The second point given is (3, 4).
Here, the x-coordinate of the second point is 3.
The y-coordinate of the second point is 4.

**step4** Calculating the x-coordinate of the middle point

To find the x-coordinate of the middle point, we determine the average of the x-coordinates of the two given points.
The x-coordinate of the middle point is calculated by adding the two x-coordinates together and then dividing the sum by 2.
$$ (2 + 3) \div 2 $$
First, add 2 and 3: $$2 + 3 = 5$$.
Next, divide 5 by 2: $$5 \div 2 = 2.5$$.
So, the x-coordinate of the middle point is 2.5.

**step5** Calculating the y-coordinate of the middle point

To find the y-coordinate of the middle point, we determine the average of the y-coordinates of the two given points.
The y-coordinate of the middle point is calculated by adding the two y-coordinates together and then dividing the sum by 2.
$$ (3 + 4) \div 2 $$
First, add 3 and 4: $$3 + 4 = 7$$.
Next, divide 7 by 2: $$7 \div 2 = 3.5$$.
So, the y-coordinate of the middle point is 3.5.

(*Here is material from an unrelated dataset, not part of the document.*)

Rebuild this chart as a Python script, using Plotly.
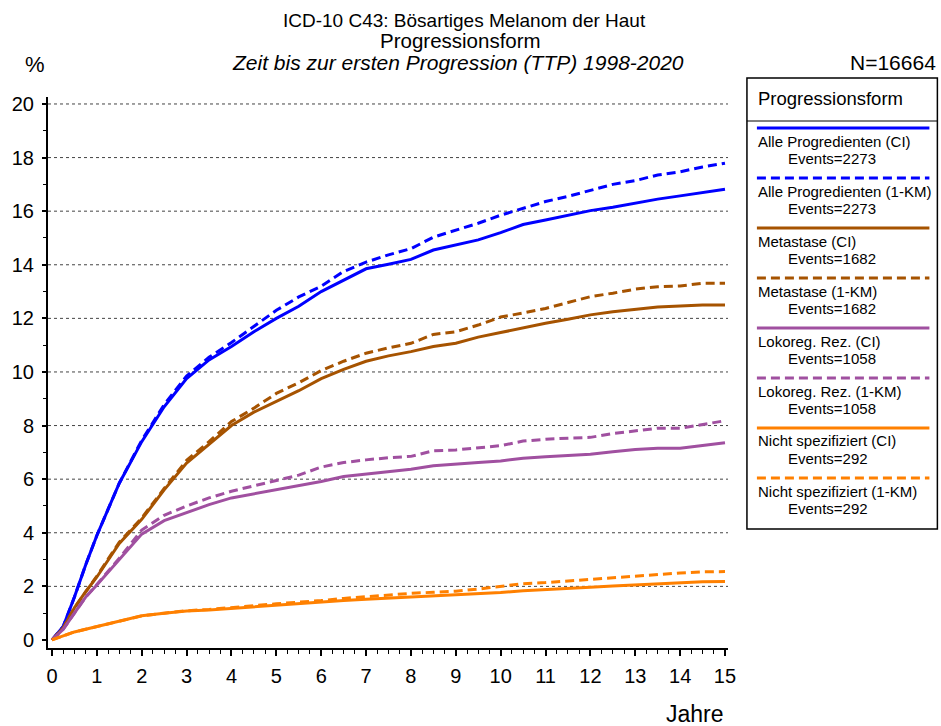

**step6** Identifying the coordinates of the middle point

Based on our calculations, the middle point of the line joining (2, 3) and (3, 4) has coordinates (2.5, 3.5).

**step7** Substituting the middle point coordinates into the equation

The equation we need to check is $$x - y + 1 = 0$$.
We will replace 'x' with the x-coordinate of the middle point, which is 2.5, and replace 'y' with the y-coordinate of the middle point, which is 3.5.
Substituting these values, the left side of the equation becomes: $$2.5 - 3.5 + 1$$.

**step8** Evaluating the expression

Now, we perform the arithmetic operations in the expression:
First, subtract 3.5 from 2.5: $$2.5 - 3.5 = -1$$.
Next, add 1 to the result: $$-1 + 1 = 0$$.

**step9** Concluding the proof

When we substituted the coordinates of the middle point (2.5, 3.5) into the expression $$x - y + 1$$, the result was 0. Since this matches the right side of the given equation ($$x - y + 1 = 0$$), it proves that the coordinates of the middle point satisfy the equation.